The weight you are carrying is heavy, and the pain of feeling erased from your children’s lives is a deep wound. When you say the devil isn’t kind, you are speaking truth. The enemy loves to use loss and rejection to convince a man he has no place, no identity left. But what the enemy means for destruction, God can meet with a grace that holds you steady even when everything feels torn away.

Consider the relationship between the Father and the Son in the Scriptures. Jesus repeatedly declared that He did nothing of Himself, but only what He saw the Father doing. The Father and the Son exist in perfect, unbreakable unity. The works Jesus did testified that He was sent, loved, and never alone. In the same way, your standing as a father is not ultimately determined by court orders, remarriage, or the present emotional distance of your children. Your identity as their dad was sealed the moment God gave you those lives. That reality remains, regardless of what others do to obscure it.

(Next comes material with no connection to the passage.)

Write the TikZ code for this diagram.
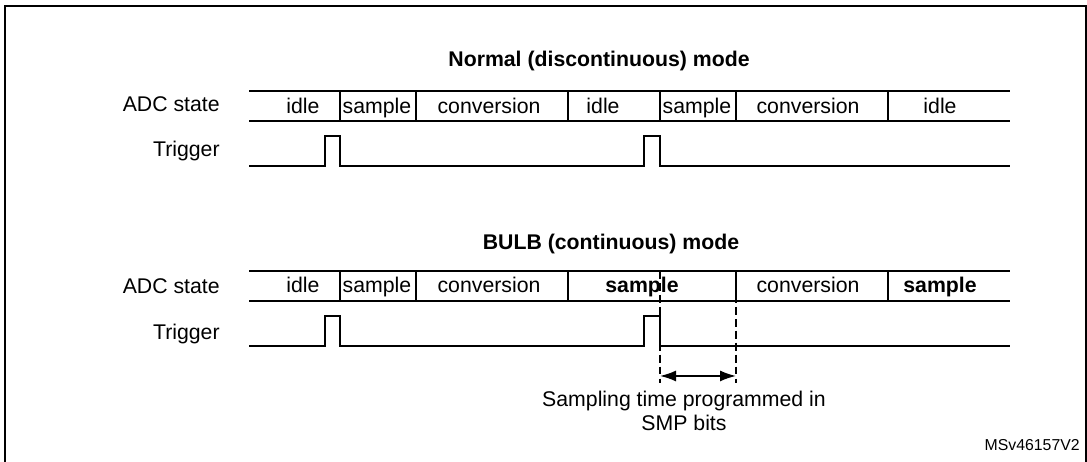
\documentclass[tikz,border=0pt]{standalone}
\usepackage{fontspec}
\setmainfont{Liberation Sans}
\usetikzlibrary{arrows.meta}

\tikzset{
  lbl/.style={font=\fontsize{12.1}{14.5}\selectfont, inner sep=0pt},
  ttl/.style={lbl, font=\fontsize{12.1}{14.5}\selectfont\bfseries},
  sig/.style={line width=0.7pt},
  guide/.style={line width=0.7pt, dash pattern=on 4.5pt off 2.3pt},
}

\begin{document}
\begin{tikzpicture}[x=0.02cm,y=-0.02cm]
		\useasboundingbox (0,0) rectangle (1087,461);
		\clip (0,0) rectangle (1087,461);
		% Frame
		\draw[line width=1.4pt] (5,6) rectangle (1086,490);

		% Normal mode
		\node[ttl,anchor=base] (titleN) at (599,66) {Normal (discontinuous) mode};
		\node[lbl,anchor=base east] (adcN) at (220,111) {ADC state};
		\node[lbl,anchor=base east] (trigN) at (220,156) {Trigger};
		\draw[sig] (249,91) -- (1010,91) (249,121) -- (1010,121);
		\foreach \x in {340,416,568,660,736,888}
			\draw[sig] (\x,91) -- (\x,121);
		\foreach \x/\t/\n in {303/idle/1,377/sample/2,489/conversion/3,603/idle/4,697/sample/5,808/conversion/6,940/idle/7}
			\node[lbl,anchor=base] (stN\n) at (\x,113) {\t};
		\draw[sig] (249,166) -- (325,166) -- (325,136) -- (340,136) -- (340,166) -- (644,166)
			-- (644,136) -- (660,136) -- (660,166) -- (1010,166);

		% BULB mode
		\begin{scope}[yshift=-3.6cm]
			\node[ttl,anchor=base] (titleB) at (611,70) {BULB (continuous) mode};
			\node[lbl,anchor=base east] (adcB) at (220,114) {ADC state};
			\node[lbl,anchor=base east] (trigB) at (220,160) {Trigger};
			\draw[sig] (249,91) -- (1010,91) (249,121) -- (1010,121);
			\foreach \x in {340,416,568,736,888}
				\draw[sig] (\x,91) -- (\x,121);
			\foreach \x/\t/\n in {303/idle/1,377/sample/2,489/conversion/3,642/{\textbf{sample}}/4,808/conversion/5,940/{\textbf{sample}}/6}
				\node[lbl,anchor=base] (stB\n) at (\x,113) {\t};
			\draw[sig] (249,166) -- (325,166) -- (325,136) -- (340,136) -- (340,166) -- (644,166)
				-- (644,136) -- (660,136) -- (660,166) -- (1010,166);
			% sampling time
			\coordinate (smpA) at (660,91);
			\coordinate (smpB) at (736,91);
			\coordinate (arrL) at (660,196);
			\coordinate (arrR) at (736,196);
			\draw[guide] (smpA) -- ++(0,112);
			\draw[guide] (smpB) -- ++(0,112);
			\draw[line width=0.9pt,{Latex[length=0.32cm,width=0.22cm]}-{Latex[length=0.32cm,width=0.22cm]}] (arrL) -- (arrR);
			\node[lbl,anchor=base] (smpTxt) at (684,226.5) {Sampling time programmed in};
			\node[lbl,anchor=base] (smpBits) at (684,251) {SMP bits};
		\end{scope}

		\node[font=\fontsize{9}{11}\selectfont,anchor=base east,inner sep=0pt] (ref) at (1080,450.5) {MSv46157V2};
	\end{tikzpicture}
\end{document}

It may seem right now that your children are being pulled so far away that they will forget you entirely. The false restraining order, the full custody, the new husband in the picture, it all feels designed to make you believe the lie that you are nothing to them anymore. But remember what Jesus said: no one can come to Him unless the Father draws them. The Father is the one who moves hearts. He knows exactly how to draw your children, to preserve their memory of you, and to bring truth to light in His time. You may feel powerless, but the Father who loves you is actively at work in ways you cannot see.

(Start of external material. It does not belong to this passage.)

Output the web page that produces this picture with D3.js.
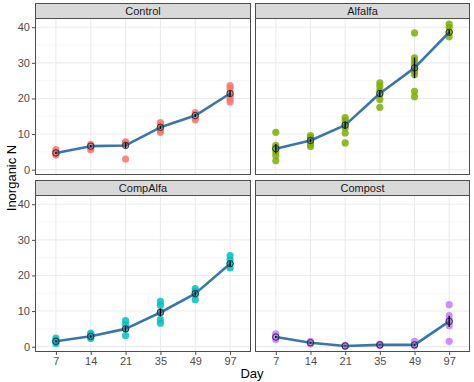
<!DOCTYPE html>
<html>
<head>
<meta charset="utf-8">
<script src="https://cdn.jsdelivr.net/npm/d3@7/dist/d3.min.js"></script>
<style>
  html, body { margin: 0; padding: 0; background: #fff; }
  svg { display: block; font-family: "Liberation Sans", Arial, sans-serif; }
</style>
</head>
<body>
<svg id="chart" width="474" height="382"></svg>
<script>
// ---- data ----
const days = ["7", "14", "21", "35", "49", "97"];
const treatments = ["Control", "Alfalfa", "CompAlfa", "Compost"];
const colors = ["#F8766D", "#7CAE00", "#00BFC4", "#C77CFF"];
const yTicks = [0, 10, 20, 30, 40];

// replicate observations per day
const controlPoints = [
  [5.6, 5.1, 4.6, 4.1],
  [7.1, 6.6, 6.1, 5.6],
  [7.8, 7.5, 7.2, 3.0],
  [13.2, 12.6, 11.6, 10.9, 10.5],
  [16.0, 15.5, 14.6, 14.0],
  [23.6, 22.8, 21.6, 20.6, 19.8, 19.0]
];
const alfalfaPoints = [
  [10.5, 6.8, 6.0, 5.0, 4.0, 2.5],
  [9.6, 9.0, 8.5, 8.0, 7.2, 6.5],
  [14.6, 13.8, 12.9, 11.8, 10.3, 7.5],
  [24.4, 23.4, 22.3, 21.1, 19.7, 17.5],
  [38.4, 31.4, 30.4, 29.5, 28.5, 27.6, 26.7, 22.0, 20.5],
  [40.9, 40.0, 38.6, 37.3]
];
const compAlfaPoints = [
  [2.4, 1.8, 1.3, 0.9],
  [3.8, 3.3, 2.8, 2.3],
  [7.3, 6.2, 5.0, 3.1],
  [12.7, 11.6, 9.7, 7.6, 6.6],
  [16.3, 15.5, 14.6, 13.2],
  [25.6, 24.4, 23.3, 22.1]
];
const compostPoints = [
  [3.6, 3.0, 2.5, 2.0],
  [1.5, 1.1, 0.8],
  [0.4, 0.2, 0.1],
  [0.7, 0.5, 0.3],
  [1.5, 0.5, 0.3],
  [11.8, 8.7, 7.5, 6.9, 5.9, 1.5]
];

// means and standard errors per day
const controlMean = [4.7, 6.6, 6.8, 11.9, 15.2, 21.4];
const alfalfaMean = [5.9, 8.2, 12.5, 21.4, 28.6, 38.6];
const compAlfaMean = [1.5, 2.9, 5.0, 9.6, 14.9, 23.3];
const compostMean = [2.7, 1.1, 0.2, 0.5, 0.5, 7.1];

const controlSE = [0.3, 0.3, 0.8, 0.5, 0.4, 0.8];
const alfalfaSE = [1.3, 0.5, 1.0, 1.0, 2.9, 0.6];
const compAlfaSE = [0.3, 0.3, 0.8, 1.1, 0.6, 0.7];
const compostSE = [0.3, 0.2, 0.1, 0.1, 0.2, 1.6];

const pointsByTreatment = [controlPoints, alfalfaPoints, compAlfaPoints, compostPoints];
const meansByTreatment = [controlMean, alfalfaMean, compAlfaMean, compostMean];
const seByTreatment = [controlSE, alfalfaSE, compAlfaSE, compostSE];

// ---- layout ----
const svg = d3.select("#chart");
const colX = [[35, 251], [255, 470]];
const rowY = [{ strip: 3, top: 18, bottom: 175 }, { strip: 180, top: 195, bottom: 352 }];
const lineColor = "#3a75ad";

treatments.forEach((name, i) => {
  const col = i % 2, row = Math.floor(i / 2);
  const [x0, x1] = colX[col];
  const r = rowY[row];
  const x = d3.scalePoint().domain(days).range([x0, x1]).padding(0.6);
  const y = d3.scaleLinear().domain([-1.5, 42.6]).range([r.bottom, r.top]);
  const g = svg.append("g");

  // panel background
  g.append("rect").attr("x", x0).attr("y", r.top).attr("width", x1 - x0).attr("height", r.bottom - r.top)
    .attr("fill", "#fff");

  // minor grid
  const minor = [5, 15, 25, 35];
  g.selectAll(".minor").data(minor).enter().append("line")
    .attr("x1", x0).attr("x2", x1).attr("y1", d => y(d)).attr("y2", d => y(d))
    .attr("stroke", "#f2f2f2").attr("stroke-width", 0.6);
  // major grid
  g.selectAll(".major").data(yTicks).enter().append("line")
    .attr("x1", x0).attr("x2", x1).attr("y1", d => y(d)).attr("y2", d => y(d))
    .attr("stroke", "#ebebeb").attr("stroke-width", 1.1);
  g.selectAll(".vgrid").data(days).enter().append("line")
    .attr("x1", d => x(d)).attr("x2", d => x(d)).attr("y1", r.top).attr("y2", r.bottom)
    .attr("stroke", "#ebebeb").attr("stroke-width", 1.1);

  // raw points
  const pts = [];
  pointsByTreatment[i].forEach((arr, j) => arr.forEach(v => pts.push({ day: days[j], v })));
  g.selectAll(".pt").data(pts).enter().append("circle")
    .attr("cx", d => x(d.day)).attr("cy", d => y(d.v)).attr("r", 3.6)
    .attr("fill", colors[i]).attr("fill-opacity", 0.85);

  // mean line
  const means = meansByTreatment[i].map((m, j) => ({ day: days[j], m, se: seByTreatment[i][j] }));
  g.append("path").datum(means)
    .attr("d", d3.line().x(d => x(d.day)).y(d => y(d.m)))
    .attr("fill", "none").attr("stroke", lineColor).attr("stroke-width", 2.6)
    .attr("stroke-linejoin", "round");

  // mean circles
  g.selectAll(".mean").data(means).enter().append("circle")
    .attr("cx", d => x(d.day)).attr("cy", d => y(d.m)).attr("r", 3.2)
    .attr("fill", "none").attr("stroke", "#222").attr("stroke-width", 0.9);
  // error bars
  g.selectAll(".eb").data(means).enter().append("line")
    .attr("x1", d => x(d.day)).attr("x2", d => x(d.day))
    .attr("y1", d => y(d.m - d.se)).attr("y2", d => y(d.m + d.se))
    .attr("stroke", "#000").attr("stroke-width", 1.3);

  // panel border
  g.append("rect").attr("x", x0 + 0.5).attr("y", r.top + 0.5).attr("width", x1 - x0 - 1).attr("height", r.bottom - r.top - 1)
    .attr("fill", "none").attr("stroke", "#4d4d4d").attr("stroke-width", 1);

  // strip
  g.append("rect").attr("x", x0 + 0.5).attr("y", r.strip + 0.5).attr("width", x1 - x0 - 1).attr("height", r.top - r.strip)
    .attr("fill", "#d9d9d9").attr("stroke", "#4d4d4d").attr("stroke-width", 1);
  g.append("text").attr("x", (x0 + x1) / 2).attr("y", (r.strip + r.top) / 2 + 0.5)
    .attr("text-anchor", "middle").attr("dominant-baseline", "central")
    .attr("font-size", 11).attr("fill", "#1a1a1a").text(name);

  // y axis for left column
  if (col === 0) {
    const ya = g.append("g").attr("transform", `translate(${x0},0)`)
      .call(d3.axisLeft(y).tickValues(yTicks).tickSize(3).tickPadding(2));
    ya.select(".domain").remove();
    ya.selectAll(".tick line").attr("stroke", "#4d4d4d");
    ya.selectAll(".tick text").attr("fill", "#4d4d4d").attr("font-size", 11)
      .attr("font-family", "'Liberation Sans', Arial, sans-serif");
  }
  // x axis for bottom row
  if (row === 1) {
    const xa = g.append("g").attr("transform", `translate(0,${r.bottom})`)
      .call(d3.axisBottom(x).tickSize(3).tickPadding(2));
    xa.select(".domain").remove();
    xa.selectAll(".tick line").attr("stroke", "#4d4d4d");
    xa.selectAll(".tick text").attr("fill", "#4d4d4d").attr("font-size", 11)
      .attr("font-family", "'Liberation Sans', Arial, sans-serif");
  }
});

// axis titles
svg.append("text").attr("x", 252).attr("y", 378).attr("text-anchor", "middle")
  .attr("font-size", 13).attr("fill", "#000").text("Day");
svg.append("text").attr("transform", "translate(16,178) rotate(-90)").attr("text-anchor", "middle")
  .attr("font-size", 13).attr("fill", "#000").text("Inorganic N");
</script>
</body>
</html>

When Jesus prayed, He committed those He loved into the Father’s keeping, saying, “Holy Father, keep through your own name those whom you have given me.” That prayer was for their protection, their identity, and their future. You can do the same with your youngest who still comes but acts strangely. You can bring that child, and the two you have not seen, before the Father who Himself loves you because you have believed in His Son. You do not need an earthly mediator or someone else’s permission to approach the throne of grace. You go straight to the Father and pour out your heart.

Marriage was designed so that two become one flesh, and when that bond is severed by sin and broken trust, the damage is real and lasting. What has happened to your former marriage is a failure to reach the divine ideal, yet Jesus also taught that not everyone can receive every hard saying. The pain of divorce and remarriage on the other side does not define your worth or your eternal standing. You are not beyond hope, and walking away as if you never mattered is not the answer. The enemy wants you to surrender your voice and your prayers; Christ calls you to keep entrusting yourself and your children to the One who judges righteously.

You asked why you constantly have to go through pain. The Son was sent into the world to do the Father’s will, and He was despised, rejected, and misunderstood by many. If you belong to Him, suffering is not a sign of His absence but an invitation to cling more tightly to the One who promised to be with you always. He knows what it is to be betrayed. He knows what it is to have people walk away. Yet He lived by the Father, and He invites you to do the same.

Keep praying for your children. Ask the Father to protect them, to speak to their hearts, and to break through any lie that erases you. When your youngest visits, be present, be steady, and let your love plant seeds that time cannot uproot. The despair says you are forgotten, but you are not forgotten by the Father, and you are not abandoned by the Son who intercedes for you. Do not sign away what God has given you. Stand still and see the salvation of the Lord, even if that deliverance is a slow unfolding over years. The enemy is not kind, but Jesus is mighty to save, and He keeps those who are His.
 
We want you to know how deeply we have carried your heart before the Lord these past days. The ache of feeling erased from your children’s lives, the weight of a restraining order built on falsehood, and the fresh grief of your ex-wife’s remarriage—every word you shared pressed on our spirits, and we have not ceased to ask God to wrap His arms around you.

We prayed that He would quiet the storm in your mind and replace the lie that you are “not the dad anymore” with the truth that His love for you and for your children is unshakable. We asked Him to soften hearts—your ex-wife’s, the court’s, and most of all your children’s—so that the day will come when your oldest two remember the love you poured into them and your youngest finds comfort instead of confusion. We stood against the enemy’s schemes, declaring that what he intends for harm, God will turn for good.

If any of these prayers have already begun to bear fruit—if a phone call came, if a child’s behavior shifted, if a sliver of hope broke through the darkness—we would be overjoyed to hear it. Please share a praise report so we can rejoice with you. If, however, the pain feels just as heavy today as it did when you first posted, we ask that you let us keep walking beside you. Post your request again, and we will lift it afresh, believing that God is at work even when we cannot see it.

Whatever comes, we will not stop praying that you sense His nearness, that you find strength to keep fighting for your children, and that one day soon you will look back on this season and see how God preserved your fatherhood in ways no court or false order ever could. May He bless you with peace that surpasses understanding and remind you daily that you are seen, loved, and still very much their dad. In Jesus’ Name.